>> begin MATERIAL FOR THIS TASK

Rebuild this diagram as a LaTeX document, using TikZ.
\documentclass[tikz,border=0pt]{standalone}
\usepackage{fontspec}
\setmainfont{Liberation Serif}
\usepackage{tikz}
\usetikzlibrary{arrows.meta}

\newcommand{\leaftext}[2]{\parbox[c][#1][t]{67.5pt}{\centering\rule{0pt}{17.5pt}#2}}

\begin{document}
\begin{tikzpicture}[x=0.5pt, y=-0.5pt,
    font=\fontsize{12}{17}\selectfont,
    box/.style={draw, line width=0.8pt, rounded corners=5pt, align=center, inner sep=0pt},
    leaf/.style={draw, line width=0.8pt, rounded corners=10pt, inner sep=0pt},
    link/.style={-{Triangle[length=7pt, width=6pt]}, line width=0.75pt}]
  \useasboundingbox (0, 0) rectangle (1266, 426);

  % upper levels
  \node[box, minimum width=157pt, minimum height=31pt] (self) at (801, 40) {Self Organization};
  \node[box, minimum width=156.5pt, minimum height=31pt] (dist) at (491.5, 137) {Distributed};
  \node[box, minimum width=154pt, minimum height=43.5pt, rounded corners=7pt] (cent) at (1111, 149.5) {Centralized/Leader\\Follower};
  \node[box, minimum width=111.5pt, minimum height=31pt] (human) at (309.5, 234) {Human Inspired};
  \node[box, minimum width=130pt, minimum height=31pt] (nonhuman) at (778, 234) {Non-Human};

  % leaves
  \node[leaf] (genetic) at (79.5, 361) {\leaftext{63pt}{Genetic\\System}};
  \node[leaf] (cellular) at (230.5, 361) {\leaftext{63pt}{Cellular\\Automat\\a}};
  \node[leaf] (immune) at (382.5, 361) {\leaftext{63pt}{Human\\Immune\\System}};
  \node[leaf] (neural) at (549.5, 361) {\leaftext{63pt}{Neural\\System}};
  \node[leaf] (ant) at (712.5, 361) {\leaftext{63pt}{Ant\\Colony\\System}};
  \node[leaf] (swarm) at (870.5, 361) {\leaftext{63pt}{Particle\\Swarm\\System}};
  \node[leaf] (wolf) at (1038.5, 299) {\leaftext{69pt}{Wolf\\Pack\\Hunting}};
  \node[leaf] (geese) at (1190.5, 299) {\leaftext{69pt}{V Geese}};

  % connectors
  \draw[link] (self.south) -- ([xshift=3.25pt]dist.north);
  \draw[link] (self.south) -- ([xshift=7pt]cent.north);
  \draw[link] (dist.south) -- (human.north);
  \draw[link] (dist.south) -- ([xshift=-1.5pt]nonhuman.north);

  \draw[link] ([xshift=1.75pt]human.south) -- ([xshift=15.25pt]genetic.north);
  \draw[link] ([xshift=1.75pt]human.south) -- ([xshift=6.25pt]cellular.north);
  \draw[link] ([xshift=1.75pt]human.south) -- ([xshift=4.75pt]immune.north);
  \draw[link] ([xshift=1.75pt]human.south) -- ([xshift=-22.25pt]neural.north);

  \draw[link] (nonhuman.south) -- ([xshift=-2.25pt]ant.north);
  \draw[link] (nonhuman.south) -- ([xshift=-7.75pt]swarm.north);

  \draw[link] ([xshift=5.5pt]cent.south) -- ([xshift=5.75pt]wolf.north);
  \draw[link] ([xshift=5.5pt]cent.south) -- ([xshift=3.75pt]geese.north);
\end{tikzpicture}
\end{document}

>> end MATERIAL FOR THIS TASK
>> begin MATERIAL FOR THIS TASK

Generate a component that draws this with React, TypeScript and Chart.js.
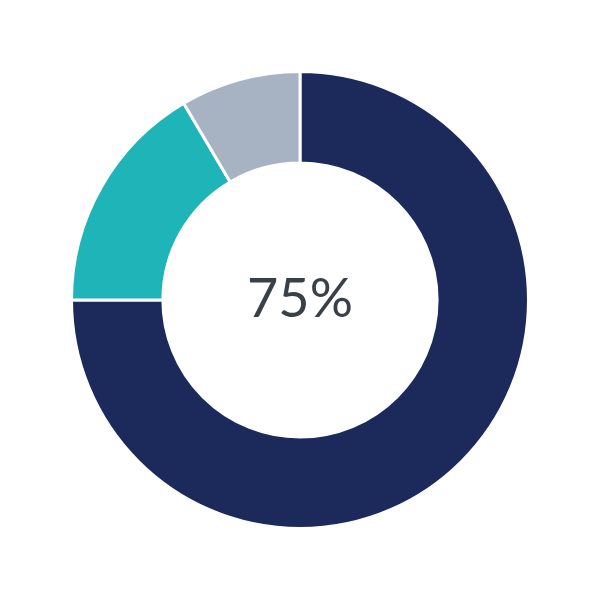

>> end MATERIAL FOR THIS TASK

*WHAT IS EXPECTED*
Begin at the line that has "Rebuild this diagram" in the entries above; stop after the line that has "minimum width=130pt, minimum". Transcribe exactly those lines and no others.

*TASK RESPONSE*
Rebuild this diagram as a LaTeX document, using TikZ.
\documentclass[tikz,border=0pt]{standalone}
\usepackage{fontspec}
\setmainfont{Liberation Serif}
\usepackage{tikz}
\usetikzlibrary{arrows.meta}

\newcommand{\leaftext}[2]{\parbox[c][#1][t]{67.5pt}{\centering\rule{0pt}{17.5pt}#2}}

\begin{document}
\begin{tikzpicture}[x=0.5pt, y=-0.5pt,
    font=\fontsize{12}{17}\selectfont,
    box/.style={draw, line width=0.8pt, rounded corners=5pt, align=center, inner sep=0pt},
    leaf/.style={draw, line width=0.8pt, rounded corners=10pt, inner sep=0pt},
    link/.style={-{Triangle[length=7pt, width=6pt]}, line width=0.75pt}]
  \useasboundingbox (0, 0) rectangle (1266, 426);

  % upper levels
  \node[box, minimum width=157pt, minimum height=31pt] (self) at (801, 40) {Self Organization};
  \node[box, minimum width=156.5pt, minimum height=31pt] (dist) at (491.5, 137) {Distributed};
  \node[box, minimum width=154pt, minimum height=43.5pt, rounded corners=7pt] (cent) at (1111, 149.5) {Centralized/Leader\\Follower};
  \node[box, minimum width=111.5pt, minimum height=31pt] (human) at (309.5, 234) {Human Inspired};
  \node[box, minimum width=130pt, minimum height=31pt] (nonhuman) at (778, 234) {Non-Human};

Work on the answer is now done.